- Required task: In your copy, leave out the pictures and repeat the entries below exactly.
## Begin
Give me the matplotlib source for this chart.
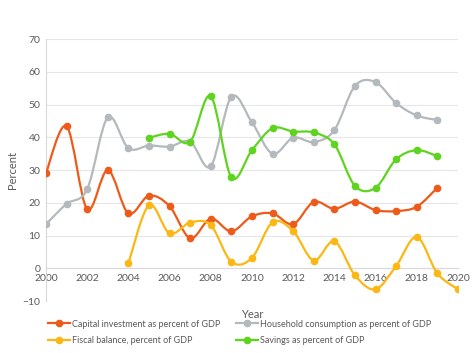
import matplotlib.pyplot as plt
from matplotlib.path import Path
from matplotlib.patches import PathPatch
from matplotlib.lines import Line2D

plt.rcParams['font.family'] = ['Lato', 'DejaVu Sans']

years_capital = list(range(2000, 2020))
capital = [29.1, 43.4, 18.1, 30.0, 16.8, 22.2, 19.0, 9.2, 15.2, 11.3,
           15.9, 16.8, 13.5, 20.3, 18.2, 20.4, 17.8, 17.5, 18.8, 24.6]

years_household = list(range(2000, 2020))
household = [13.5, 19.7, 24.2, 46.1, 36.7, 37.5, 37.2, 38.7, 31.2, 52.4,
             44.6, 35.0, 39.9, 38.6, 42.2, 55.7, 56.9, 50.5, 46.7, 45.3]

years_fiscal = list(range(2004, 2021))
fiscal = [1.5, 19.3, 10.7, 14.0, 13.2, 2.0, 3.2, 14.1, 11.4, 2.4,
          8.3, -2.1, -6.4, 0.7, 9.6, -1.5, -6.4]

years_savings = list(range(2005, 2020))
savings = [39.9, 41.1, 38.7, 52.6, 27.8, 36.1, 42.8, 41.8, 41.5, 37.9,
           25.2, 24.6, 33.3, 36.1, 34.3]

labels = ["Capital investment as percent of GDP",
          "Household consumption as percent of GDP",
          "Fiscal balance, percent of GDP",
          "Savings as percent of GDP"]
colors = ["#EE5A1A", "#B3B9BC", "#FBB714", "#5FD41E"]


def smooth_path(xs, ys):
    # excel-like smoothed line, bezier segments through the points
    pts = list(zip(xs, ys))
    verts = [pts[0]]
    codes = [Path.MOVETO]
    n = len(pts)
    for i in range(n - 1):
        p0 = pts[i - 1] if i > 0 else pts[i]
        p1 = pts[i]
        p2 = pts[i + 1]
        p3 = pts[i + 2] if i + 2 < n else pts[i + 1]
        c1 = (p1[0] + (p2[0] - p0[0]) / 6, p1[1] + (p2[1] - p0[1]) / 6)
        c2 = (p2[0] - (p3[0] - p1[0]) / 6, p2[1] - (p3[1] - p1[1]) / 6)
        verts += [c1, c2, p2]
        codes += [Path.CURVE4] * 3
    return Path(verts, codes)


fig = plt.figure(figsize=(4.74, 3.53), dpi=100)
ax = fig.add_axes([0.097, 0.147, 0.869, 0.742])

series = [(years_capital, capital), (years_household, household),
          (years_fiscal, fiscal), (years_savings, savings)]
for (xs, ys), c in zip(series, colors):
    ax.add_patch(PathPatch(smooth_path(xs, ys), facecolor='none',
                           edgecolor=c, lw=1.6, zorder=3))
    ax.plot(xs, ys, 'o', color=c, ms=4.5, zorder=4)

ax.set_xlim(2000, 2020)
ax.set_ylim(-10, 70)
ax.set_yticks(range(-10, 80, 10))
ax.set_xticks(range(2000, 2021, 2))
ax.grid(axis='y', color='#E6E6E6', lw=0.8)
ax.set_axisbelow(True)
for s in ['top', 'right']:
    ax.spines[s].set_visible(False)
ax.spines['bottom'].set_position(('data', 0))
ax.spines['bottom'].set_color('#D9D9D9')
ax.spines['left'].set_color('#D9D9D9')
ax.tick_params(length=0, labelsize=7.5, colors='#595959', pad=4)

ax.set_ylabel("Percent", fontsize=8, color='#595959', labelpad=3)
fig.text(0.532, 0.1, "Year", fontsize=8, color='#595959', ha='center')

# legend fills column-first, so order the handles to get the reference rows
order = [0, 2, 1, 3]
handles = [Line2D([], [], color=colors[i], lw=1.6, marker='o', ms=4.5) for i in order]
fig.legend(handles, [labels[i] for i in order], ncol=2, loc='lower left',
           bbox_to_anchor=(0.085, 0.0), frameon=False, fontsize=6.5,
           labelcolor='#595959', handlelength=2.4, handletextpad=0.2,
           columnspacing=1.8, labelspacing=0.8)

fig.savefig("out.png", dpi=100)
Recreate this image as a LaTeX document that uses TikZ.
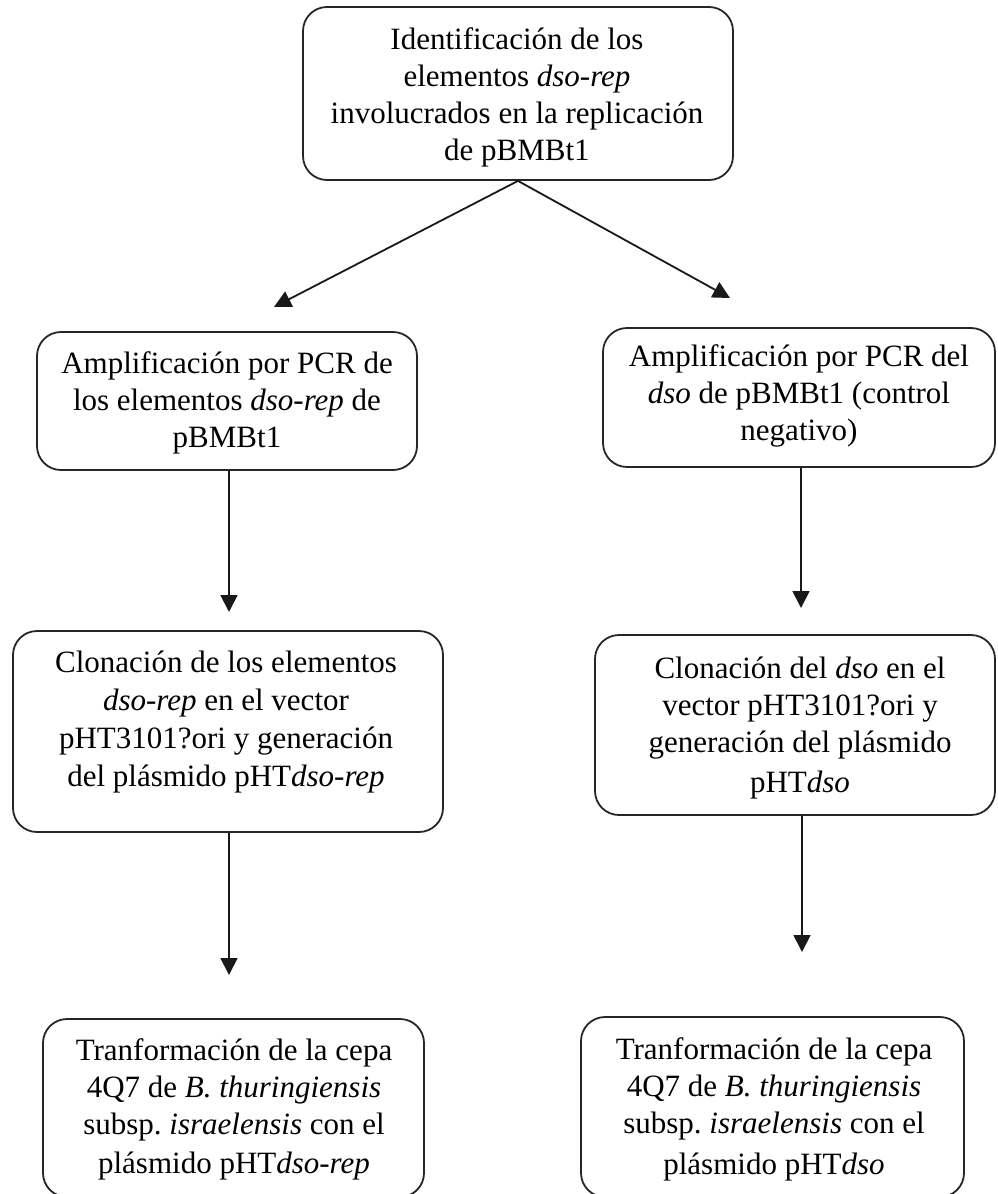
## End
- Solution to this exercise:
Give me the matplotlib source for this chart.
import matplotlib.pyplot as plt
from matplotlib.path import Path
from matplotlib.patches import PathPatch
from matplotlib.lines import Line2D

plt.rcParams['font.family'] = ['Lato', 'DejaVu Sans']

years_capital = list(range(2000, 2020))
capital = [29.1, 43.4, 18.1, 30.0, 16.8, 22.2, 19.0, 9.2, 15.2, 11.3,
           15.9, 16.8, 13.5, 20.3, 18.2, 20.4, 17.8, 17.5, 18.8, 24.6]

years_household = list(range(2000, 2020))
household = [13.5, 19.7, 24.2, 46.1, 36.7, 37.5, 37.2, 38.7, 31.2, 52.4,
             44.6, 35.0, 39.9, 38.6, 42.2, 55.7, 56.9, 50.5, 46.7, 45.3]

years_fiscal = list(range(2004, 2021))
fiscal = [1.5, 19.3, 10.7, 14.0, 13.2, 2.0, 3.2, 14.1, 11.4, 2.4,
          8.3, -2.1, -6.4, 0.7, 9.6, -1.5, -6.4]

years_savings = list(range(2005, 2020))
savings = [39.9, 41.1, 38.7, 52.6, 27.8, 36.1, 42.8, 41.8, 41.5, 37.9,
           25.2, 24.6, 33.3, 36.1, 34.3]

labels = ["Capital investment as percent of GDP",
          "Household consumption as percent of GDP",
          "Fiscal balance, percent of GDP",
          "Savings as percent of GDP"]
colors = ["#EE5A1A", "#B3B9BC", "#FBB714", "#5FD41E"]


def smooth_path(xs, ys):
    # excel-like smoothed line, bezier segments through the points
    pts = list(zip(xs, ys))
    verts = [pts[0]]
    codes = [Path.MOVETO]
    n = len(pts)
    for i in range(n - 1):
        p0 = pts[i - 1] if i > 0 else pts[i]
        p1 = pts[i]
        p2 = pts[i + 1]
        p3 = pts[i + 2] if i + 2 < n else pts[i + 1]
        c1 = (p1[0] + (p2[0] - p0[0]) / 6, p1[1] + (p2[1] - p0[1]) / 6)
        c2 = (p2[0] - (p3[0] - p1[0]) / 6, p2[1] - (p3[1] - p1[1]) / 6)
        verts += [c1, c2, p2]
        codes += [Path.CURVE4] * 3
    return Path(verts, codes)


fig = plt.figure(figsize=(4.74, 3.53), dpi=100)
ax = fig.add_axes([0.097, 0.147, 0.869, 0.742])

series = [(years_capital, capital), (years_household, household),
          (years_fiscal, fiscal), (years_savings, savings)]
for (xs, ys), c in zip(series, colors):
    ax.add_patch(PathPatch(smooth_path(xs, ys), facecolor='none',
                           edgecolor=c, lw=1.6, zorder=3))
    ax.plot(xs, ys, 'o', color=c, ms=4.5, zorder=4)

ax.set_xlim(2000, 2020)
ax.set_ylim(-10, 70)
ax.set_yticks(range(-10, 80, 10))
ax.set_xticks(range(2000, 2021, 2))
ax.grid(axis='y', color='#E6E6E6', lw=0.8)
ax.set_axisbelow(True)
for s in ['top', 'right']:
    ax.spines[s].set_visible(False)
ax.spines['bottom'].set_position(('data', 0))
ax.spines['bottom'].set_color('#D9D9D9')
ax.spines['left'].set_color('#D9D9D9')
ax.tick_params(length=0, labelsize=7.5, colors='#595959', pad=4)

ax.set_ylabel("Percent", fontsize=8, color='#595959', labelpad=3)
fig.text(0.532, 0.1, "Year", fontsize=8, color='#595959', ha='center')

# legend fills column-first, so order the handles to get the reference rows
order = [0, 2, 1, 3]
handles = [Line2D([], [], color=colors[i], lw=1.6, marker='o', ms=4.5) for i in order]
fig.legend(handles, [labels[i] for i in order], ncol=2, loc='lower left',
           bbox_to_anchor=(0.085, 0.0), frameon=False, fontsize=6.5,
           labelcolor='#595959', handlelength=2.4, handletextpad=0.2,
           columnspacing=1.8, labelspacing=0.8)

fig.savefig("out.png", dpi=100)
Recreate this image as a LaTeX document that uses TikZ.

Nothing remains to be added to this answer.